While I was still mentally debating this point, a news story broke on Friday announcing that Cablevision had just been sold to a Dutch company called Altice. The CEO, Patrick Drahi (a name that doesn't sound at all Dutch, and isn't), announces that he's hoping to cut management salaries and outsource parts of the business to contractors, such as the "truck rolls," the folks who actually come out to your house and hook up your cable or fix it when it breaks. In the long run, he says, he hopes to start selling Internet, TV, and phone service a la carte, rather than as the bundles Cablevision currently offers.

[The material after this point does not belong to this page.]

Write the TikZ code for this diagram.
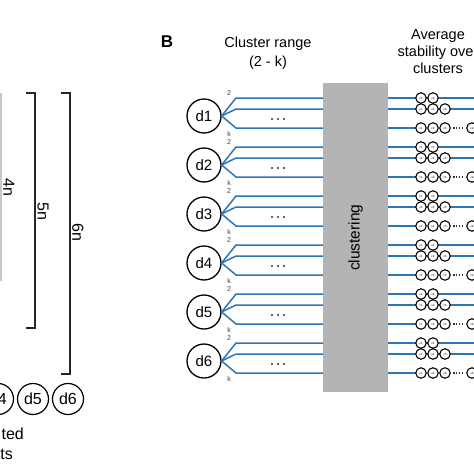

To my mind, this can only be good news. It's not as if Cablevision's service could be much worse than it is now, and given that Europeans in general get much better and cheaper Internet service than we do, having a European company in charge is probably a step in the right direction. If nothing else, it means that next time we call Cablevision trying to drop a service (perhaps the landline, if we decide to switch to Ooma), we won't have to spend half an hour arguing with a rep desperate to keep us hooked up to a bundled service.
Unfortunately, this deal won't take effect until 2016, so we have no real hope of getting better or cheaper service from Cablevision until then. Which leaves the main question still unsolved: would we, in fact, be better off switching back to Verizon? Yes, they have screwed us over repeatedly in the past. But does that mean that Cablevision, as the only available alternative, automatically gets a free pass for screwing us over in the present?